Tradução do silêncio
Leia a coluna de Vittorio Medioli em O TEMPO
O tradutor oficial da corte inglesa na segunda parte do século XVI, o poliglota Giovanni Florio, era versado, ao mesmo tempo, em latim, italiano, alemão, francês, espanhol e inglês. Como excelso tradutor da sua época, sustentava teorias de perfeccionismo na sua profissão: “Precisa interpretar (de um pronunciamento) corretamente o silêncio, além de ser necessário conhecer muito bem a língua de um homem”.

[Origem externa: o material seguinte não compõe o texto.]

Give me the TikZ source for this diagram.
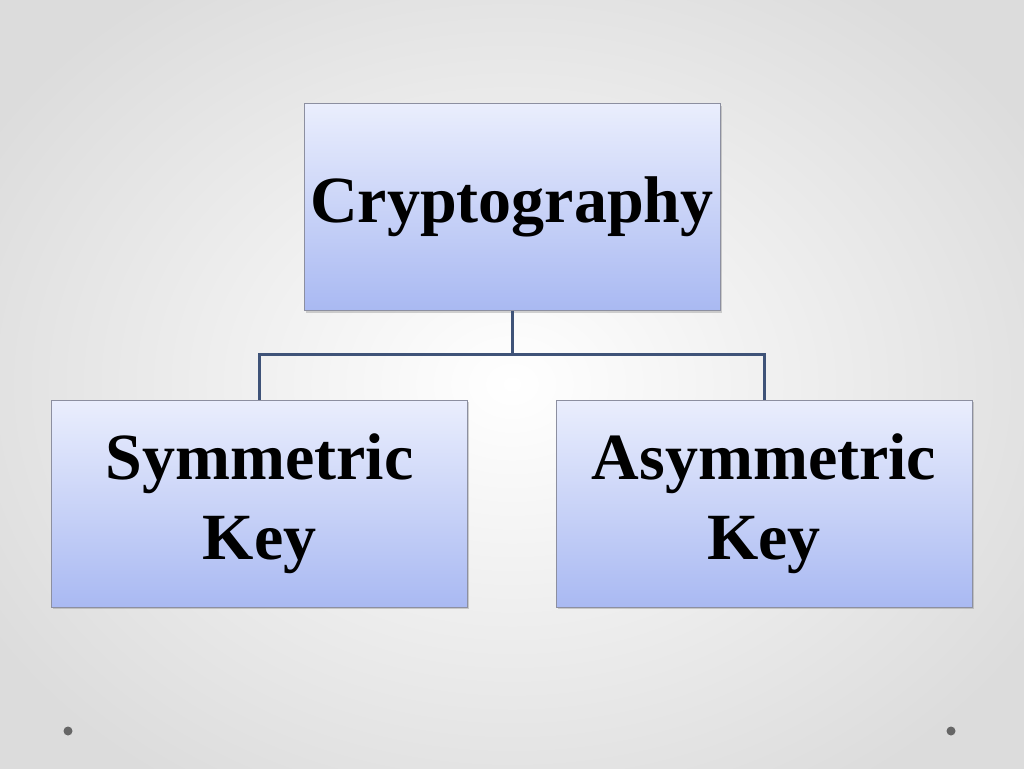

Ele era mais que um simples intérprete e chegou a colher uma admiração irrestrita de Elizabeth I por suas “traduções” que iam além da transliteração e captavam o “não dito”, as entrelinhas, as nuances que ficariam ocultas.
A palavra, é preciso lembrar, é um ato de criação – não apenas de ideias, mas de descrições. Pode ser vista como uma magia dos homens, já que os animais não a possuem.
Pode alegrar, felicitar ou, ainda, machucar mais que uma lâmina. Faz surgir, do nada, objetos, sentimentos, circunstâncias. Não há limites para a palavra. Substitui as imagens não presenciadas. Pode fazer descer às profundezas e captar o segredo dos bons, as maldades dos diabos; revelar a inconsistência dos ignorantes, o vasto oceano de sabedoria.
A palavra certa, no momento certo, no local adequado, pode iluminar a compreensão – até dar voo e criar um ambiente sublime. Pode também entristecer, aterrorizar, levar à morte.
Florio tinha ciência de que uma má tradução poderia provocar perda irreparável, condenação imerecida e até ódios e horrores. Bem por isso, no fim de sua existência, forjado pelas responsabilidades cruciais, confessava que “a gramática e a palavra eram os meios úteis para pacificar a humanidade, mais do que tratados de paz e acordos comerciais firmados entre homens de Estado”.
A palavra correta, no tom mais próprio à circunstância, quebra a resistência da ignorância, penetra no íntimo, abre o coração, conquista territórios e riquezas, ergue a paz no meio dos desentendimentos e das incompreensões. Mas, cuidado: “Para compreender o ânimo de um homem, é preciso escutar como ele fala, pois a maioria das coisas fica sem ser dita, nas entrelinhas silenciosas. A parte não dita pode ser a mais importante e fixa o sentido da verdade”.
Pode parecer complicado, mas é próprio do homem, por tendência egoísta e preservacionista, fugir do que lhe desagrada, do que o complica, do que o desmente, do que o faz lembrar-se de que está em falta com a verdade.
Se um cisco no olho alheio assume mais gravidade que a trave que cega a visão do próprio estulto, é por aí: “As palavras são as cores de um quadro; o silêncio, as sombras”. Por isso, é preciso prestar mais atenção às áreas de treva; nelas, como no silêncio, o indivíduo esconde o que o incomoda, aquilo com que o povo não pode sonhar. Transcorridos mais de 400 anos, se o tradutor de Elizabeth I reencarnasse no Brasil, teria que se dedicar a “interpretar o não dito dos culpados”, daqueles que, do trono, falam despudoradamente sem parar. Falam por medo de ter que escutar. Viajam para longe porque recolhem menos vaias que por aqui.